• Requirements:
Without the pictures, return exactly the lines from the one with "Give me the Apache" through the one with "const submissionsParties = [0,0,3,1,16,24];". Both end lines belong in the copy.

--- start of Listed entries ---

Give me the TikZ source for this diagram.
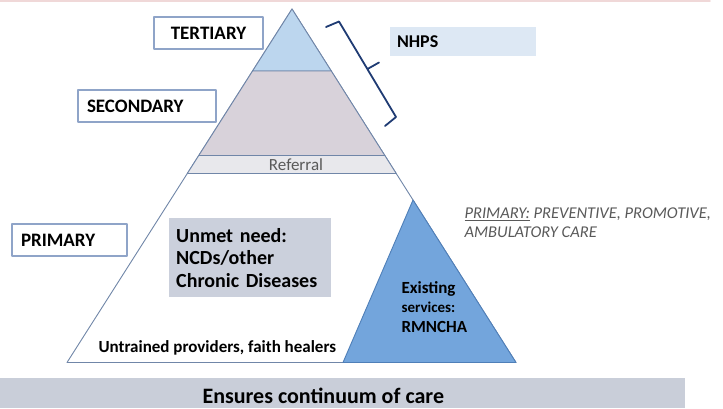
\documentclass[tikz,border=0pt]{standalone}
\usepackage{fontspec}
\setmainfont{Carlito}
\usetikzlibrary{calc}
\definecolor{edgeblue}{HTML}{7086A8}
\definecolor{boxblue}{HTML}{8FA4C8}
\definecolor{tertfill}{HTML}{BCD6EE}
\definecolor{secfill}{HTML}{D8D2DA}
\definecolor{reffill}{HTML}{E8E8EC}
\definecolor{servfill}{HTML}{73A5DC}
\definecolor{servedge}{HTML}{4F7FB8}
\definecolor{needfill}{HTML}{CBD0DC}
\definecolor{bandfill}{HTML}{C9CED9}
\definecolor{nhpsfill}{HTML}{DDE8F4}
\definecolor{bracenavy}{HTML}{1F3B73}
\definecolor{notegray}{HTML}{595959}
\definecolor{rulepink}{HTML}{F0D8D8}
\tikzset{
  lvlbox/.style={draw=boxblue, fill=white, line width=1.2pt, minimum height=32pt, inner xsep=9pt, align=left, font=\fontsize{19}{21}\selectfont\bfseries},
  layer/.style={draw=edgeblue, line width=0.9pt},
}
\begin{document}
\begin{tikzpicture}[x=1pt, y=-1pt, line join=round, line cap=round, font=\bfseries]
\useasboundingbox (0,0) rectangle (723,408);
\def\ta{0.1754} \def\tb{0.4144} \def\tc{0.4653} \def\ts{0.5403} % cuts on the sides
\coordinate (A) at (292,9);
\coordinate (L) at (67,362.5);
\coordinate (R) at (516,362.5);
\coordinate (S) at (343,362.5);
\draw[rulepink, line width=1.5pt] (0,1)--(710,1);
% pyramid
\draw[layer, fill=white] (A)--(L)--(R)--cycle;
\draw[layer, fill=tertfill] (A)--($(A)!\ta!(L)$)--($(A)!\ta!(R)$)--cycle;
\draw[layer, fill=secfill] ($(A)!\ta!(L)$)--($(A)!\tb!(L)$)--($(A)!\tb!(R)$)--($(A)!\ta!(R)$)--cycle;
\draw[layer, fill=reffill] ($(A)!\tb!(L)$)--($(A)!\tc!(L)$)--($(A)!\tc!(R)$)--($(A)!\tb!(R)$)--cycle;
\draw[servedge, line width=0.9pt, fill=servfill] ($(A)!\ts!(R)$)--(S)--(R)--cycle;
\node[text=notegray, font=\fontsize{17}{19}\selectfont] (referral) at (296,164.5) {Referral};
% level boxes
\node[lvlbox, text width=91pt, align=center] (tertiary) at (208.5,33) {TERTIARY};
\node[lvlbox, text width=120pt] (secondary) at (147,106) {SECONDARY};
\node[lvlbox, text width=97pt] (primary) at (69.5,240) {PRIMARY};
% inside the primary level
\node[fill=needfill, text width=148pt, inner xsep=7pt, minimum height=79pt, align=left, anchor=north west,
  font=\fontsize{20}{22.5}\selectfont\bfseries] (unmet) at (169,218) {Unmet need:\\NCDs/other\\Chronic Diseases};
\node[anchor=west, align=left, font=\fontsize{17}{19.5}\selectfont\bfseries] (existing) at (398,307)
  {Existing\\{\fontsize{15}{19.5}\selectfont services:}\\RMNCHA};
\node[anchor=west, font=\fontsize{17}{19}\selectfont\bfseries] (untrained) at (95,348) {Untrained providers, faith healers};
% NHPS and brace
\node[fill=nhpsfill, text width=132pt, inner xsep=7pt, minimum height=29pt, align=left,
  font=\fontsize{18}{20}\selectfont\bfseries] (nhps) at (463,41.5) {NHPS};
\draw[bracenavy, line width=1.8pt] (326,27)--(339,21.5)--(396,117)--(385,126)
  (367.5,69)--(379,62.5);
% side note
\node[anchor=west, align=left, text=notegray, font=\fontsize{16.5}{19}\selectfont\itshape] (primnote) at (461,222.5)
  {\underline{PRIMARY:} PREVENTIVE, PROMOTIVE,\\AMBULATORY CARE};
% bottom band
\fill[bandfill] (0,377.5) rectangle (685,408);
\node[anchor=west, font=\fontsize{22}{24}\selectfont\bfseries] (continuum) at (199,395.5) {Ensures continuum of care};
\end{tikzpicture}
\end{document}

--- end of Listed entries ---
--- start of Listed entries ---

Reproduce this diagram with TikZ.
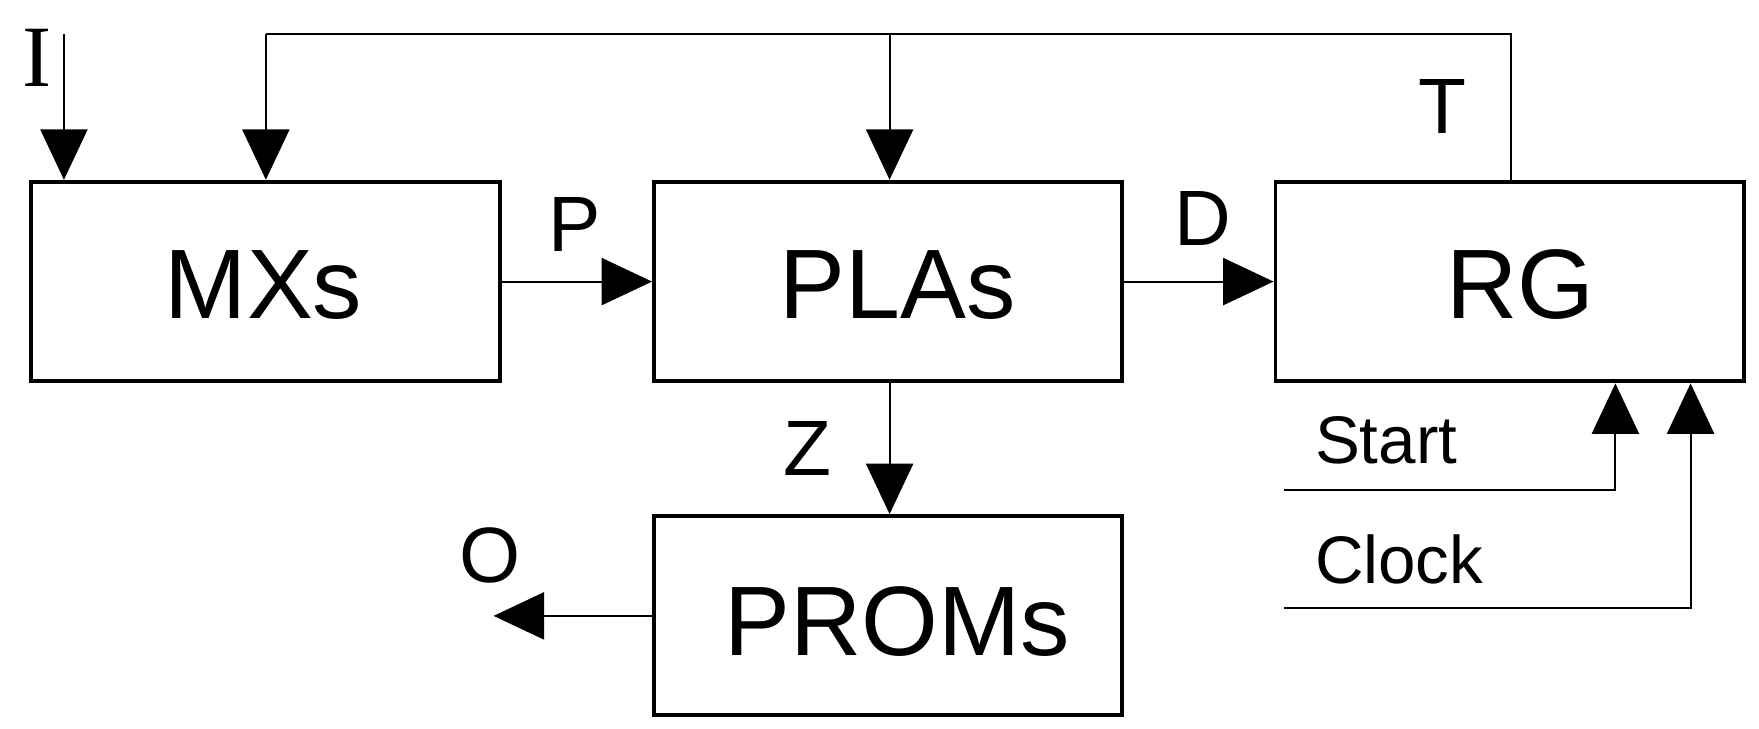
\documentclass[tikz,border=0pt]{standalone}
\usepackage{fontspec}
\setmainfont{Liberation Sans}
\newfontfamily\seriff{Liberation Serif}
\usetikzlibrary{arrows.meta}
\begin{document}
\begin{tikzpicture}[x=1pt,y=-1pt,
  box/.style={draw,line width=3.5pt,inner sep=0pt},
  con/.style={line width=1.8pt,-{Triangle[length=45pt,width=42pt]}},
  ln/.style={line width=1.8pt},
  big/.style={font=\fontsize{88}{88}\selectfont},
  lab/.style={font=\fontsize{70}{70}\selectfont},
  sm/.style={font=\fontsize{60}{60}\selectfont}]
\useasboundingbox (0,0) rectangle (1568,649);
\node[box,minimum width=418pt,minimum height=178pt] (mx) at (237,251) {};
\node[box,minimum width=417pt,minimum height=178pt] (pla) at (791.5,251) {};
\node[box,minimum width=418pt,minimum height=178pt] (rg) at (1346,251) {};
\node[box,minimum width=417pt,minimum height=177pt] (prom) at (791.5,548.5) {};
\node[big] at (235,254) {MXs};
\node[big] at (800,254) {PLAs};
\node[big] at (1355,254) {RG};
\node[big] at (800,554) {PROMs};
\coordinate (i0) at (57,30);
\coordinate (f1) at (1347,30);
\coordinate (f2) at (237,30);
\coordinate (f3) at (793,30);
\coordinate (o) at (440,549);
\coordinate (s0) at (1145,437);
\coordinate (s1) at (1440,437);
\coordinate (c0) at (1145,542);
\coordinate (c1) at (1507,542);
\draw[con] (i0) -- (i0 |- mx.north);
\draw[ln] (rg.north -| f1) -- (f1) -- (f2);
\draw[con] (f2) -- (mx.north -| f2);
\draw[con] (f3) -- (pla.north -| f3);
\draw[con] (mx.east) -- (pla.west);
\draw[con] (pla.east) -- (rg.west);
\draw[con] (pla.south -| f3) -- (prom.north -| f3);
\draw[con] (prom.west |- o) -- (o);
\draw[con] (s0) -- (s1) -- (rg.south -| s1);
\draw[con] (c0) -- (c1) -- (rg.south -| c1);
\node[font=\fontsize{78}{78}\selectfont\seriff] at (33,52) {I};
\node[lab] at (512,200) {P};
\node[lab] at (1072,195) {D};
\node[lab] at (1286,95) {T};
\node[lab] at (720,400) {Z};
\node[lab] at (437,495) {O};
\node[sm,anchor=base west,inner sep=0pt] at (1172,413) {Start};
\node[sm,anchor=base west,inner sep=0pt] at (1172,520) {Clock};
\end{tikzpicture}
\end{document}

--- end of Listed entries ---
--- start of Listed entries ---

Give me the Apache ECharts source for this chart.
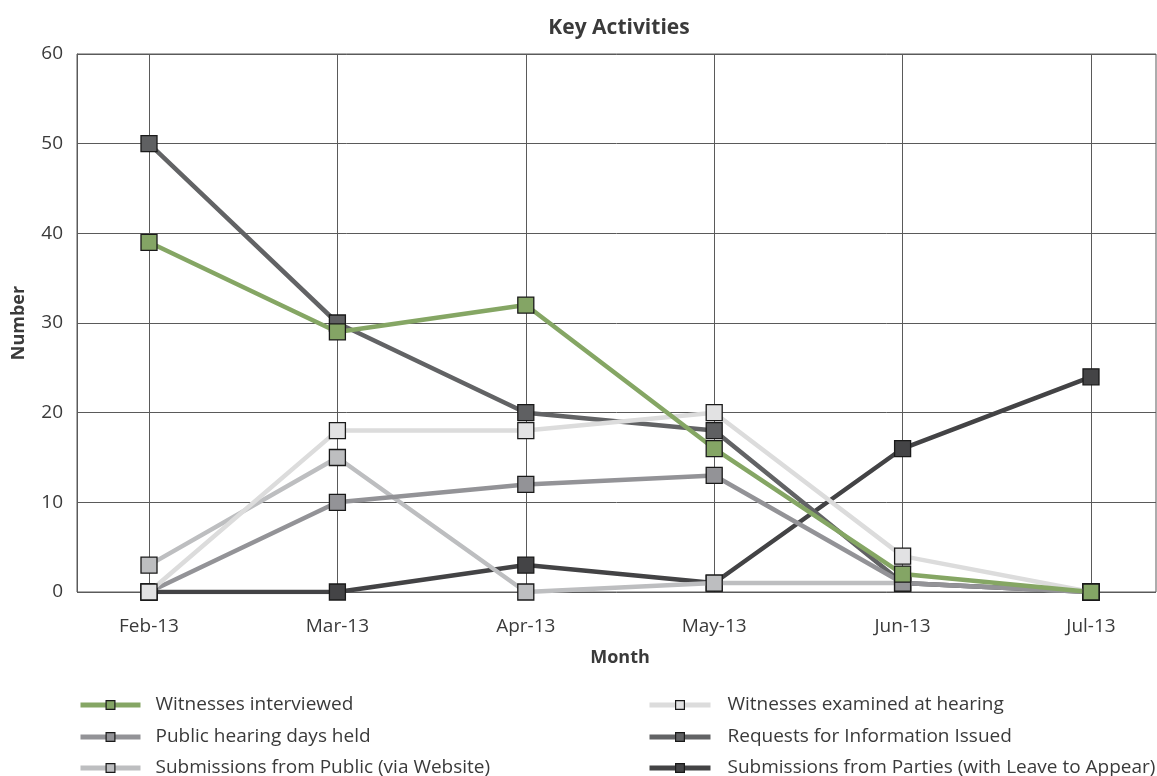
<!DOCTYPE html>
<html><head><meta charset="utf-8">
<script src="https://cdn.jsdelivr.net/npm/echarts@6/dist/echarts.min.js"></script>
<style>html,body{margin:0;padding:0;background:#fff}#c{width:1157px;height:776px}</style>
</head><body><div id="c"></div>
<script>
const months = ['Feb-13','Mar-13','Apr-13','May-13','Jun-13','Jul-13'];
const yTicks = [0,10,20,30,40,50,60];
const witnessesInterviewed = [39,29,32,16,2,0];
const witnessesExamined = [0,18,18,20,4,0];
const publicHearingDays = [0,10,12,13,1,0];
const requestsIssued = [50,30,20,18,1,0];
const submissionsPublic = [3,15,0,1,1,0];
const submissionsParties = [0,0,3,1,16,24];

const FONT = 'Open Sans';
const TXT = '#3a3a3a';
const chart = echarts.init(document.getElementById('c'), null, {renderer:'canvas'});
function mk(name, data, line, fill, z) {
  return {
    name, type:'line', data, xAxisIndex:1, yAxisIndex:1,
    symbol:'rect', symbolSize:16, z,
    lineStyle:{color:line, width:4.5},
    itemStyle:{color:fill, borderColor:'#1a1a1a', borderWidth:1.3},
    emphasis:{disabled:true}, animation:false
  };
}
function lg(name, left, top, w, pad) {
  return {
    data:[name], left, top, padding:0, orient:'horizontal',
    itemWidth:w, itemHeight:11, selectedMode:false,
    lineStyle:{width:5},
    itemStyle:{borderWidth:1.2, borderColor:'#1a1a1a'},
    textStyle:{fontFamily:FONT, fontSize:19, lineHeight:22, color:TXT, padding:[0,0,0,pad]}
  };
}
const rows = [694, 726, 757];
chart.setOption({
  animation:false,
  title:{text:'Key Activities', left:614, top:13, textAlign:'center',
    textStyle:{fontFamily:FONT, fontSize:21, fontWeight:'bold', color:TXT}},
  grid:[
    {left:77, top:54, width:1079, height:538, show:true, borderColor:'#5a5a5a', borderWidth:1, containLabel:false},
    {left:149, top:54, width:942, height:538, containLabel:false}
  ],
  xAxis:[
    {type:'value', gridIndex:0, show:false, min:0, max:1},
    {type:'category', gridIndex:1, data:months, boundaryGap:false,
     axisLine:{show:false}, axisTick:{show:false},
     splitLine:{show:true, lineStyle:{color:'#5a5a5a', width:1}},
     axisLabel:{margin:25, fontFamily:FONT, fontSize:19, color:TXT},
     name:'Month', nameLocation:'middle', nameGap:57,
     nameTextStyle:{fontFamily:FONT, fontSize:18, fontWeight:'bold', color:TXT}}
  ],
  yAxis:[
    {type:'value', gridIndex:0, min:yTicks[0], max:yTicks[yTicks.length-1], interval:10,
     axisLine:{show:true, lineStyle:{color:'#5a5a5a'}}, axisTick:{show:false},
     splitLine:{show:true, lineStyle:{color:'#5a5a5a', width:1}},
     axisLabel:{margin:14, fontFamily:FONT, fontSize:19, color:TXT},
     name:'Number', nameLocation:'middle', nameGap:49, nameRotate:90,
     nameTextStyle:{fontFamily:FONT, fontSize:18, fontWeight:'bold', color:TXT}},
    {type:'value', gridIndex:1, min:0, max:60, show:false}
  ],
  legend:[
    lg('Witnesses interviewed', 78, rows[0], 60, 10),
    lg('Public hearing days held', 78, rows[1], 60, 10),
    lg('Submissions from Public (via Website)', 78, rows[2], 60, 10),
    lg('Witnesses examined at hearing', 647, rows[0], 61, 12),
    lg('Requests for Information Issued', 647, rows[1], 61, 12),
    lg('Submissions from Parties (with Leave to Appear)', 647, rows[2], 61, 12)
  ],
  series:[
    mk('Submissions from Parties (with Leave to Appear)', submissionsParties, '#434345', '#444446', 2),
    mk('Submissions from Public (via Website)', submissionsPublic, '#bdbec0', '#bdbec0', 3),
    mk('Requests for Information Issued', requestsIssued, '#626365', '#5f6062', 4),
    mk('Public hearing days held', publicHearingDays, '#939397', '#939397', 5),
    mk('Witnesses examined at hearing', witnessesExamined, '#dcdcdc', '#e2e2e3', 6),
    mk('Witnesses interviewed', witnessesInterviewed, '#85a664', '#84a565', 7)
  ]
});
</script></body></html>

--- end of Listed entries ---

• Response to the task:
Give me the Apache ECharts source for this chart.
<!DOCTYPE html>
<html><head><meta charset="utf-8">
<script src="https://cdn.jsdelivr.net/npm/echarts@6/dist/echarts.min.js"></script>
<style>html,body{margin:0;padding:0;background:#fff}#c{width:1157px;height:776px}</style>
</head><body><div id="c"></div>
<script>
const months = ['Feb-13','Mar-13','Apr-13','May-13','Jun-13','Jul-13'];
const yTicks = [0,10,20,30,40,50,60];
const witnessesInterviewed = [39,29,32,16,2,0];
const witnessesExamined = [0,18,18,20,4,0];
const publicHearingDays = [0,10,12,13,1,0];
const requestsIssued = [50,30,20,18,1,0];
const submissionsPublic = [3,15,0,1,1,0];
const submissionsParties = [0,0,3,1,16,24];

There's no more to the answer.